More effective still is Polanski’s always cunning use of perspective. The Pianist is seen almost entirely from the limited perspective of Szpilman, a man whose slightest misstep- trusting the wrong person, being at the wrong place at the wrong time- could get him killed. An early highlight shows Szpilman’s family witness the murder of an elderly Jewish neighbor in a wheelchair as he’s tossed out of a window- Szpilman can see his country slipping into madness and cruelty from his window. The use of perspective grows even more impressive as the film grows more episodic later on as the days blend together and Szpilman has to rely on friends- some trustworthy, some not- in order to survive. Szpilman also sees the Polish Uprising outside of his window. The use of perspective here serves both as a reminder of Szpilman’s need to retreat rather than be brave in order to survive and also as a peek into what would happen had Szpilman joined the resistance- admirable but futile action, and ultimately death. Polanski does not judge Szpilman’s actions, but rather plays the impassive observer (if impressive suspense director) to what had to happen in order for him to survive.

Polanski is well aided by Adrien Brody, who won a well-deserved Best Actor Oscar (the youngest winner ever at the age of 29) for his subtly powerful performance. Szpilman is at once charming, self-deprecating, and witty, but a man whose increasingly gaunt figure and hollow eyes turn him into a shell of his former self, a ghost haunting the ghetto of Krakow. It’s a remarkable physical performance that relies on Brody’s ability to convey Szpilman’s every thought and passion with his eyes and posture, particularly late in the film when he can barely talk, lest he be overheard and caught.

Szpilman also serves as likely the best Polanski surrogate ever put on film- a man whose survival is best aided by dumb luck, who never knows who he can or can’t trust, and, most of all, as a man whose passion keeps him alive (here piano rather than film). The opening sequence shows Szpilman’s insistence on continuing his classical piece over the radio even as the Germans bombard the city; a later scene shows Szpilman’s irritation that his work is interrupted by the demands of the elite. But one of the best sequences in the film shows Szpilman behind closed doors, hiding in a friend’s apartment where he’s been told he needs to keep absolutely quiet. Szpilman sees a piano, sits down, and starts to play (I practically shouted “NO!” the first time I saw it), only for the camera to reveal that his fingers are a few inches above the keys, and he’s merely miming. It hardly matters- it’s the closest he’s been to music in ages, and it keeps him sane.

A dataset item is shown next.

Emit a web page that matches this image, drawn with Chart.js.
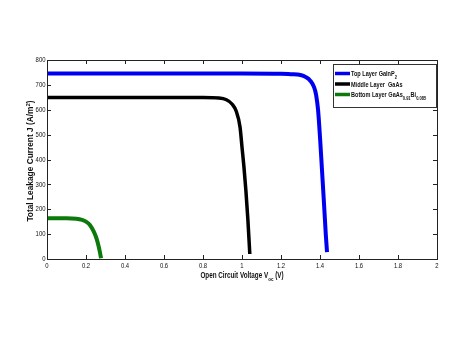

Two themes constantly reign in Polanski’s filmography: that of the power play, and that of a world gone mad. Polanski frames the Holocaust as the ultimate power play in a world gone mad- the rights of the Polish Jews are taken away little by little, and for no reason. First Szpilman’s family bicker and proclaim that they won’t wear the Star of David armbands, but as Szpilman’s father is slapped for walking on the sidewalk rather than in the gutter and old men are forced to dance for the amusement of the Germans, their situation becomes more serious. Questions and protestations by Jews are answered by gunshots or, if one is lucky, by a slap in the mouth. Szpilman’s family maintains a dark sense of comedy for some time until they can no longer joke- a final scene of tenderness before everyone but Wladyslaw is sent to the concentration camps shows the once middle-class family splitting an overpriced caramel together. Yet Polanski still manages to see the dark (if impossible to laugh at) humor in Szpilman’s survival- he’s spared not by his own wits, but by the luck of being pulled out of the line by an acquaintance, and even that comes with the knowledge that he’ll never see his family again.

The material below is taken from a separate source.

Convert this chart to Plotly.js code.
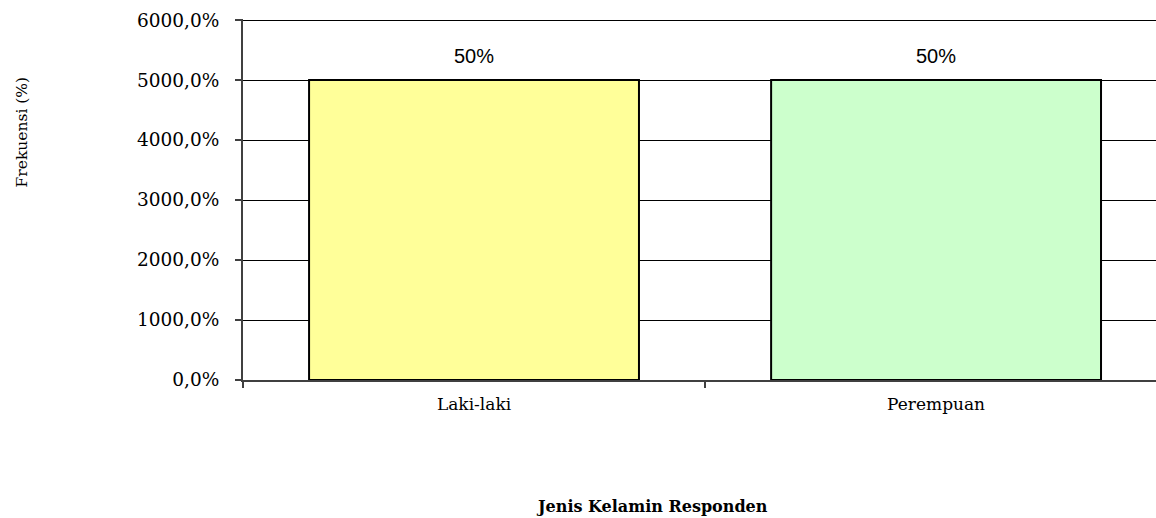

Perhaps the finest scene in the film comes at the end, when a sickly and rail-thin Szpilman escapes to the ruins of a city and encounters a German captain. Throughout the film, Szpilman has encountered both good Poles and Poles who have bought into Hitler’s game, both trustworthy helpers and opportunists who have robbed him. Now Szpilman falls at the mercy of a Nazi. But the man knows that the Russians are coming, that Hitler’s game is up, and who perhaps never believed in Aryan supremacy in the first place. He asks Szpilman to play something on the piano, and Polanski bathes Brody in shafts of light as he passionately hammers out a beautiful Chopin piece. Captain Hosenfeld (Thomas Kretschmann), as we later learn he’s called, then clothes and feeds Szpilman, who survives and goes on to acclaim as a concert pianist once more.

The climax suggests an intelligent pragmatism from Polanski: just as there were good Poles and bad Poles, there were decent Germans among the party willing to do something good when it was needed. Still, this is a Polanski film, and the director doesn’t let either man off the hook entirely: Szpilman is given a German army coat to keep warm, but in a bit of dark irony is nearly killed by the Russians when they spot the coat and mistake him for a soldier. An even crueler bit of irony: Hosenfeld wasn’t as lucky as Szpilman. Despite the efforts of the latter to locate the former, he would perish in a Russian internment camp. His sacrifice was noble, but not without consequences. That’s the brilliance of The Pianist, and of Polanski: in a dark and depraved world, even goodness has its price.